- The task
Please copy every line of the records below that holds the word "chart".

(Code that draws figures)
* START *
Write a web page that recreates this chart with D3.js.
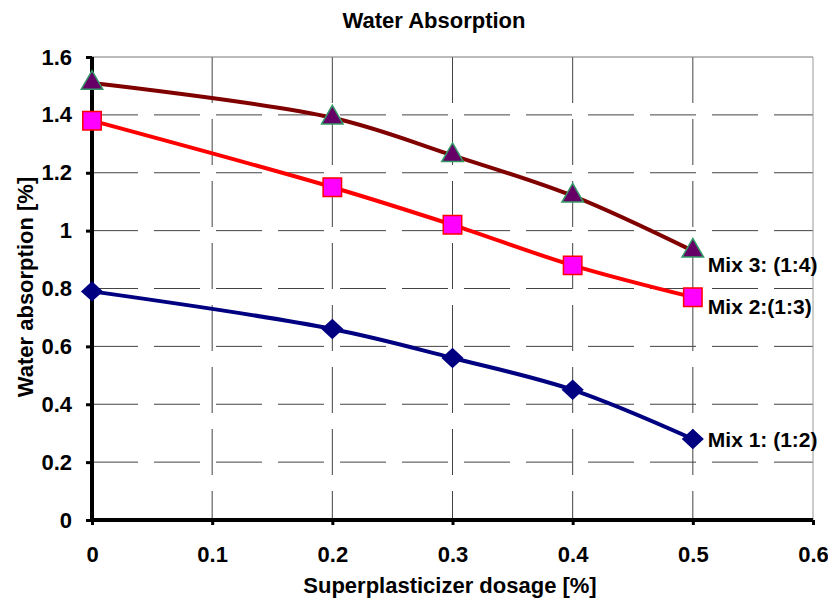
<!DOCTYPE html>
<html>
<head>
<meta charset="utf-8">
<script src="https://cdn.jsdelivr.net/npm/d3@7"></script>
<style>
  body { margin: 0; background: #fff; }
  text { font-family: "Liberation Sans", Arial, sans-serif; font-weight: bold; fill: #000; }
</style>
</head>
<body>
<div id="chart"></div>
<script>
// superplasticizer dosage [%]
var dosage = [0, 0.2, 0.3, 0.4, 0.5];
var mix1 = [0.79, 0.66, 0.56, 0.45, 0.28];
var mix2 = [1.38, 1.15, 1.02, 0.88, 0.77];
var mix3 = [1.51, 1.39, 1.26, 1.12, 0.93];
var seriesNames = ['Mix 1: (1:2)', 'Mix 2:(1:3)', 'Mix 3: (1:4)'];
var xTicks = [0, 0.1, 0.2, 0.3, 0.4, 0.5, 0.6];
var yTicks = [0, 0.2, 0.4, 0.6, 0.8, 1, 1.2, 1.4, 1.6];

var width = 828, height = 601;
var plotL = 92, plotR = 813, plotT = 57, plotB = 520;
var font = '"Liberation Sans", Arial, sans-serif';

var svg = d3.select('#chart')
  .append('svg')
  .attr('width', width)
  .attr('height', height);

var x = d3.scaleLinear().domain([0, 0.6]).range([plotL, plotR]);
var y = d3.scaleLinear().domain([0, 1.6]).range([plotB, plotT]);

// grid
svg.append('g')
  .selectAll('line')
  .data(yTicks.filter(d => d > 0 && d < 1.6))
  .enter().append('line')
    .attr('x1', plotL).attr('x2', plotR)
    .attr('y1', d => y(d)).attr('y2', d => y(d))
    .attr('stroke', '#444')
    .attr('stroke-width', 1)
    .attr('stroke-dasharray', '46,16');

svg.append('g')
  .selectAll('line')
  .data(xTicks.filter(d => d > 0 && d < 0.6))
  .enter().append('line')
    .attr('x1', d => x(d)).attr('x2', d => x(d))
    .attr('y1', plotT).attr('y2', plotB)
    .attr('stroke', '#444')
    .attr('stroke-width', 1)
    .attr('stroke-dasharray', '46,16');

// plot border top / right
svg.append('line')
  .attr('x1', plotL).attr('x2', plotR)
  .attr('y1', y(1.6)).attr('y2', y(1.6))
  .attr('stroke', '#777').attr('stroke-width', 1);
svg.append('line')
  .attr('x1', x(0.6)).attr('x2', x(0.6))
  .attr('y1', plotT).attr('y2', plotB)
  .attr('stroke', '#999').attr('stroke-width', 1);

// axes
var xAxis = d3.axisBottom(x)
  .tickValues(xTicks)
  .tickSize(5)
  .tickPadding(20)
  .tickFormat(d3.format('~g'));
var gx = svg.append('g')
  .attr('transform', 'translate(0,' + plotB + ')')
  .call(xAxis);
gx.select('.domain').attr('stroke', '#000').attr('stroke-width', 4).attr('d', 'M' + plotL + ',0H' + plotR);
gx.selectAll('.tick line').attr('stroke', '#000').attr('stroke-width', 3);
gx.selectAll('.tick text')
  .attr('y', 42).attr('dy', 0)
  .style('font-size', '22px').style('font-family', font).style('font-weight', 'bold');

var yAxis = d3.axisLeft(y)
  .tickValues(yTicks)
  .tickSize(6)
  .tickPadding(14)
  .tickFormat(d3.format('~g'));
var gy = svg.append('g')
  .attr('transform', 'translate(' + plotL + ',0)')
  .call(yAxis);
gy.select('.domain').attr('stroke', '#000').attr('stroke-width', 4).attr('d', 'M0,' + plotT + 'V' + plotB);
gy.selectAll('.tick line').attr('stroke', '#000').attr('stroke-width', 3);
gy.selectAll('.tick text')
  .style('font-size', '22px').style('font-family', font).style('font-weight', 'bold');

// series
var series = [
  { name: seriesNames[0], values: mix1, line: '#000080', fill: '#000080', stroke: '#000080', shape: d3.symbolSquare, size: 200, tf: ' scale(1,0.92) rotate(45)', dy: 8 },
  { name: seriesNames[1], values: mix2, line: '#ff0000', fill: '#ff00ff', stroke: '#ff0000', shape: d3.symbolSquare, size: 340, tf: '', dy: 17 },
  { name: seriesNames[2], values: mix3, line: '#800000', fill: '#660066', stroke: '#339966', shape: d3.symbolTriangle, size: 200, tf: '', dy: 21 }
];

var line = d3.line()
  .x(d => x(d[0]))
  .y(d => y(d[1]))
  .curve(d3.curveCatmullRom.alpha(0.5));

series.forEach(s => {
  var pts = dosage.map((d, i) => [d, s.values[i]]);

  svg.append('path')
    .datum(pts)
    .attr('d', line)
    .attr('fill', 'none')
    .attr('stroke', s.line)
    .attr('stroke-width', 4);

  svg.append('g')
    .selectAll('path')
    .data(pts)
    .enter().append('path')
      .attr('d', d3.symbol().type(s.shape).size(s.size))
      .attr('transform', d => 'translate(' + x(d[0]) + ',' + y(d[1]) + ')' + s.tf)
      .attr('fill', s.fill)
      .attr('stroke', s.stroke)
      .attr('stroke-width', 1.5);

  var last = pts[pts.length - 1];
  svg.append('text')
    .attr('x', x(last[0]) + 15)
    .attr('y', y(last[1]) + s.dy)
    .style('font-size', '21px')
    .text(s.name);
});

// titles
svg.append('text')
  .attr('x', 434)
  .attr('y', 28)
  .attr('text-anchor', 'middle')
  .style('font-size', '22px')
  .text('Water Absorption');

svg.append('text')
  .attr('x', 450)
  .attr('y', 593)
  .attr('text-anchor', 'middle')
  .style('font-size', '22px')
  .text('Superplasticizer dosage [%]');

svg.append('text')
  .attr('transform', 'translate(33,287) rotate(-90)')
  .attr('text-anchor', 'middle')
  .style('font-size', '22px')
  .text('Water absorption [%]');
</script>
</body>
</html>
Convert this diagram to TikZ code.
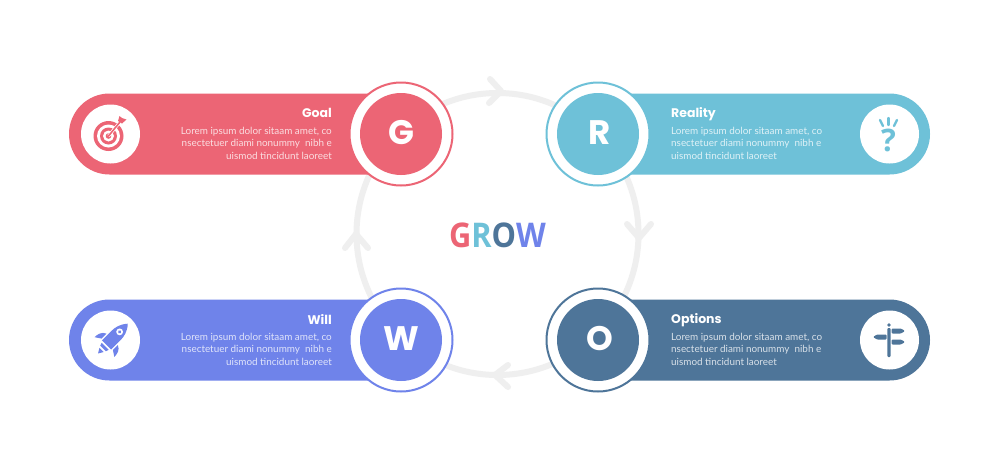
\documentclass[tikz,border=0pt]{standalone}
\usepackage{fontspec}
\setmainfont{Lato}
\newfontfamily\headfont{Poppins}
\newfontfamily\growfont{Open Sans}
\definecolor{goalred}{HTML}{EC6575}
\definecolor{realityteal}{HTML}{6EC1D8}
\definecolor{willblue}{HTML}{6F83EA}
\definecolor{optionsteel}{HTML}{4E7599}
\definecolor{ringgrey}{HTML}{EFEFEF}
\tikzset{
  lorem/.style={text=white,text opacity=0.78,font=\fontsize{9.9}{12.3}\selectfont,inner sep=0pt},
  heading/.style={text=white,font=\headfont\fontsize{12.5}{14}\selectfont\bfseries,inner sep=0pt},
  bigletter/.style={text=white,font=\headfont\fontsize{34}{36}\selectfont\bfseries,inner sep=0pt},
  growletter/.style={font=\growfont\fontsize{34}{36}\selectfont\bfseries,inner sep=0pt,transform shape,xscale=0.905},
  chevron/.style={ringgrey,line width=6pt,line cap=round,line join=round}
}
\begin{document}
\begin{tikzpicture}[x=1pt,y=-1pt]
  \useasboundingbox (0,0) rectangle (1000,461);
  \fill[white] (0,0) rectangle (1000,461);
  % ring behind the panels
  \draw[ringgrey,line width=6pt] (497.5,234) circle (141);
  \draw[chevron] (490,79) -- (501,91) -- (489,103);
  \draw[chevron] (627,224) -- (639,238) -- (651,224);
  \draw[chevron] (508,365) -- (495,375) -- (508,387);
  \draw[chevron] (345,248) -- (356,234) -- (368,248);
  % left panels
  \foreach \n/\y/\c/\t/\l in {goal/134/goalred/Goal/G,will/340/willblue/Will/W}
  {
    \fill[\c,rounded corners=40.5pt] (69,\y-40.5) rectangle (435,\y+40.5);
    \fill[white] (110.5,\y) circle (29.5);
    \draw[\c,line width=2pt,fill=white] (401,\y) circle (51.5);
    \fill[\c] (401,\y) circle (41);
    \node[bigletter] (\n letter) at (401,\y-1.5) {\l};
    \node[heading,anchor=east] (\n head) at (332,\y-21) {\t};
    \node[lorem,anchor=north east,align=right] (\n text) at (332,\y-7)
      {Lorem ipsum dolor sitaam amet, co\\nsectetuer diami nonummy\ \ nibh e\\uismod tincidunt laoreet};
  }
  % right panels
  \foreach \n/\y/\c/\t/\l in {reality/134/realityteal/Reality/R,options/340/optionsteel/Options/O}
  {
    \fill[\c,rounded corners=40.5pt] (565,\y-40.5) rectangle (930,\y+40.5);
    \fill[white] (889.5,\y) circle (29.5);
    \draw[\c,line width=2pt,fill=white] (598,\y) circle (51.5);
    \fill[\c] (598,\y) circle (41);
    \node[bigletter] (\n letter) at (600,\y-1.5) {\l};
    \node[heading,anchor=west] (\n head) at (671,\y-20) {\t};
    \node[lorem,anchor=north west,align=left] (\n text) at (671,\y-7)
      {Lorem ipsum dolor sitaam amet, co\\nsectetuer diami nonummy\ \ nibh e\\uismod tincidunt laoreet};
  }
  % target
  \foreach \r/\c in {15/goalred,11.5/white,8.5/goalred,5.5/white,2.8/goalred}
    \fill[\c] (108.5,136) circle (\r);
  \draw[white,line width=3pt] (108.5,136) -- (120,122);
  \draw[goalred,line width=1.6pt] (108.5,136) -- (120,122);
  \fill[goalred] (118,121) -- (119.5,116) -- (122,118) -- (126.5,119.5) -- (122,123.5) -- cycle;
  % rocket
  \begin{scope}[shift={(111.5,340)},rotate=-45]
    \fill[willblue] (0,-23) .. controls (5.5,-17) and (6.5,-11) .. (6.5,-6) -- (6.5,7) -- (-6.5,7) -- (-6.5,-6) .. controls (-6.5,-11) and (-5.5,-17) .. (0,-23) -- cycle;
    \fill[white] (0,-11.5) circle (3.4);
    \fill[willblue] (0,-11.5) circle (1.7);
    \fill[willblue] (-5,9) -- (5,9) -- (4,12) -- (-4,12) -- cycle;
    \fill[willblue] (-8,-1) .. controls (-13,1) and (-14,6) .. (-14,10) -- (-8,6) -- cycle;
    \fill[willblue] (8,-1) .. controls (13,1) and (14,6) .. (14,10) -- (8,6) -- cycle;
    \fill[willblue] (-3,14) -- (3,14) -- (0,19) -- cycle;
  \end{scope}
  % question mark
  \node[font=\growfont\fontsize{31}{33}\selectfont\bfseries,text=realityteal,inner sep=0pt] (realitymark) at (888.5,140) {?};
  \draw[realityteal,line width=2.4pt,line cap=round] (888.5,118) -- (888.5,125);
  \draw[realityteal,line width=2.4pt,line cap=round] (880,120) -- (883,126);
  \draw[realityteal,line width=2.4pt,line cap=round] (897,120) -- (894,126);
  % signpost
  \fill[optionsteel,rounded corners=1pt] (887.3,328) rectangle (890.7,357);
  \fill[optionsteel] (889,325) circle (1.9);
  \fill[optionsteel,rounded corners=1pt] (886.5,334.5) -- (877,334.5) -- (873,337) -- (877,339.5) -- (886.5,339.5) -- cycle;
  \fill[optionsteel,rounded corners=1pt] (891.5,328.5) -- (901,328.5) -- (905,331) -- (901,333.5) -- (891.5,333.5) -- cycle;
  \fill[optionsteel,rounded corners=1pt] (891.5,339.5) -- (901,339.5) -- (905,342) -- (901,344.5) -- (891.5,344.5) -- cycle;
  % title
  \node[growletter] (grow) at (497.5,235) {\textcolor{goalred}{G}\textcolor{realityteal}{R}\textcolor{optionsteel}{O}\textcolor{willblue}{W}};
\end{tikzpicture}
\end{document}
* END *
- Solution below
Write a web page that recreates this chart with D3.js.
<div id="chart"></div>
var svg = d3.select('#chart')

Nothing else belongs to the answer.